Environmental sustainability has become the new frontier. Japanese firms have commercialized closed-loop recycling systems that convert used polyester garments and PET bottles into new fibers with properties indistinguishable from virgin materials. Teijin’s ECO CIRCLE system collects post-consumer polyester products, chemically depolymerizes them, and produces new fiber of equivalent quality. Biodegradable polylactic acid fibers, derived from corn starch, offer an alternative to petroleum-based synthetics for applications where compostability is desired. Waterless dyeing technologies, such as those developed by Shima Seiki, use supercritical carbon dioxide instead of water, eliminating effluent entirely. These innovations build on the technical expertise and process discipline that were established in the post-war boom.

Textile machinery remains a domain where Japanese manufacturers lead. Shima Seiki’s WHOLEGARMENT knitting machines produce seamless three-dimensional garments directly from yarn, eliminating cutting waste and reducing lead times to a matter of hours. Toyota Industries’ latest air-jet looms achieve weaving speeds exceeding 1,600 picks per minute, while Murata’s vortex spinning machines condense multiple conventional processes into a single operation. These machines embody the same principles of precision, reliability, and continuous improvement that defined the post-war era. They also enable the reshoring of production to high-wage economies by automating steps that previously required intensive manual labor.

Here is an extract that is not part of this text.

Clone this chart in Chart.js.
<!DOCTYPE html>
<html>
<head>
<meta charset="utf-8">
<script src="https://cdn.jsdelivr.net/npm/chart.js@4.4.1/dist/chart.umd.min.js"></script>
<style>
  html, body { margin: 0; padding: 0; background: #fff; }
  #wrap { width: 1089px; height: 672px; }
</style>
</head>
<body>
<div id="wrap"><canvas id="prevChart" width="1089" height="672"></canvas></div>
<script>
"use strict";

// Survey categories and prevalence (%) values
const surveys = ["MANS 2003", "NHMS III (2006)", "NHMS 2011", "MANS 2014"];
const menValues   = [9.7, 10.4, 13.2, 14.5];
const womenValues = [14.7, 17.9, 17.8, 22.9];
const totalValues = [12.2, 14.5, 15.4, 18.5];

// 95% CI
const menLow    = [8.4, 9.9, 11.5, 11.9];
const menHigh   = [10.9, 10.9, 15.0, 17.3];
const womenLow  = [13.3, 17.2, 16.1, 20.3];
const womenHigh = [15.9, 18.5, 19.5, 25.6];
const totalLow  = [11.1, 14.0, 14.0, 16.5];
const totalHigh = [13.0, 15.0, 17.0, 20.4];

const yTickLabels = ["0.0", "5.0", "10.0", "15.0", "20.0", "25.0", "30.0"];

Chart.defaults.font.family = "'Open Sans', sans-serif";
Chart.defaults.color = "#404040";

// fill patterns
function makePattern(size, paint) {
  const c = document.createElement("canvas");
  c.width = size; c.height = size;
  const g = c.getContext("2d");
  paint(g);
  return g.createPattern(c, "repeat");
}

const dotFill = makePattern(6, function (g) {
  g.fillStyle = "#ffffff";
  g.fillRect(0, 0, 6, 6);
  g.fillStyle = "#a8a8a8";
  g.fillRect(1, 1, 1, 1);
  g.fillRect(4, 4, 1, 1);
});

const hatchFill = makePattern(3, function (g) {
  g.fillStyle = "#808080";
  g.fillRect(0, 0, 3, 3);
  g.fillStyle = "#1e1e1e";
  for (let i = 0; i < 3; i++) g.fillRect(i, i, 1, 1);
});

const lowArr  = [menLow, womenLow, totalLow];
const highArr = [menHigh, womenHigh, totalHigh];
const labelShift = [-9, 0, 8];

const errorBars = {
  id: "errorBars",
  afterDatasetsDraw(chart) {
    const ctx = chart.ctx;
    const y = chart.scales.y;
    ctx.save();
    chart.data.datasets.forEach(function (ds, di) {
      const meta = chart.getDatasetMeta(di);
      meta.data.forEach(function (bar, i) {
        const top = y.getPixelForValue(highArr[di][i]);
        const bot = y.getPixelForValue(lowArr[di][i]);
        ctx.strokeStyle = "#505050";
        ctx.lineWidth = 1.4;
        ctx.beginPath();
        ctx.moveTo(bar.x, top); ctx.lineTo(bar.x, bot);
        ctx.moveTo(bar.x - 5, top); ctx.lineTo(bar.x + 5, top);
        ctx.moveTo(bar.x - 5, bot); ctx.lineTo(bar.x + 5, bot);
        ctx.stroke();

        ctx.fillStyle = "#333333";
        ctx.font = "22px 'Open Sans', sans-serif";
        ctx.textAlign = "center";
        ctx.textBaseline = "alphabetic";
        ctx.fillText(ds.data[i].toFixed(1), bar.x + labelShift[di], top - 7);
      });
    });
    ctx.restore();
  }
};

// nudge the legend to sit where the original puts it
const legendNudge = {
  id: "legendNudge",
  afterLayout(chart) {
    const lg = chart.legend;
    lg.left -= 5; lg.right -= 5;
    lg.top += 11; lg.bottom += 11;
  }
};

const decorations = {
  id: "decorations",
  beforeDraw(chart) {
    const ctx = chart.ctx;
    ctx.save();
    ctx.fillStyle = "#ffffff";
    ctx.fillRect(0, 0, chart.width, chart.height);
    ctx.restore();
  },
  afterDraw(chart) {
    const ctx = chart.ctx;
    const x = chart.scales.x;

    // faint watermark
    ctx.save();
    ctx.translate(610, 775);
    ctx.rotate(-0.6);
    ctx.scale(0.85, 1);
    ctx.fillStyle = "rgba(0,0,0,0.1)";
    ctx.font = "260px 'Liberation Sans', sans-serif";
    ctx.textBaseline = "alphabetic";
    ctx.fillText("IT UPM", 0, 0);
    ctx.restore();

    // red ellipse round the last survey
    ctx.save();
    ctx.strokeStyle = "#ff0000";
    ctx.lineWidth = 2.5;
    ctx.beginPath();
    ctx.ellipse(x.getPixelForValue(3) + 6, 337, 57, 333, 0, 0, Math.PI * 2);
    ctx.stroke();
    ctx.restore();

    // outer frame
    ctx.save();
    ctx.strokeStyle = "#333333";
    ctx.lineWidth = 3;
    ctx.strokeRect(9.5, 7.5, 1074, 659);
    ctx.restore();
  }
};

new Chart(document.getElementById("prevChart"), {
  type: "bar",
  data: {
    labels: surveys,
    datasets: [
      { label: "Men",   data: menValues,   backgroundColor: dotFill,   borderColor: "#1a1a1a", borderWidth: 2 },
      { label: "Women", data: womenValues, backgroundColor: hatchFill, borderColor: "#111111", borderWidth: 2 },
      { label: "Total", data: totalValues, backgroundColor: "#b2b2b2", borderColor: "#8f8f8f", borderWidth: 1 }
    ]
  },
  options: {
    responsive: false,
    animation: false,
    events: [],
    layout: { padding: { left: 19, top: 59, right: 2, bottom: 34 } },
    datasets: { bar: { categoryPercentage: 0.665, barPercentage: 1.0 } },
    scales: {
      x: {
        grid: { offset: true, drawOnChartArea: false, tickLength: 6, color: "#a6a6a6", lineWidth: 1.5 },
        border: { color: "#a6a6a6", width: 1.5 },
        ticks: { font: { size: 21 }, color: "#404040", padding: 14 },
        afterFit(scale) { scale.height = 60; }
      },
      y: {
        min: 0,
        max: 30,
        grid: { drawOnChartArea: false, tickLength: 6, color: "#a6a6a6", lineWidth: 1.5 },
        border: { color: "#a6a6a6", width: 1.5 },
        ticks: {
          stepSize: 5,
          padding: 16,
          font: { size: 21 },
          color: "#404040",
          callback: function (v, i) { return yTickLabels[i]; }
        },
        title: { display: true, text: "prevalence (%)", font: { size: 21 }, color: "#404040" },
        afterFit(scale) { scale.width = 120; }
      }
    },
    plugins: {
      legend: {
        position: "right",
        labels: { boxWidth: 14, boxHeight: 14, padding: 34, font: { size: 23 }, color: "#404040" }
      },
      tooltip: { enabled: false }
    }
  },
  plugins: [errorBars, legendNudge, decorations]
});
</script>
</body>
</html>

From the ashes of war, Japan’s textile industry did more than recover. It rewrote the rules of manufacturing, demonstrating that a resource-poor, labor-abundant nation could achieve global competitiveness through technology acquisition, process innovation, and management discipline. The lessons of Japan’s textile transformation remain relevant for developing economies seeking to industrialize, and for established manufacturers facing disruption from new technologies and changing market demands. Japan’s textile sector endures not as a relic of the past, but as a living laboratory of industrial innovation—proof that even the most traditional industry can be reinvented through sustained commitment to excellence. The synthesis of chemical mastery, mechanical precision, and human-centered management forged in the two decades after 1945 continues to influence production systems worldwide.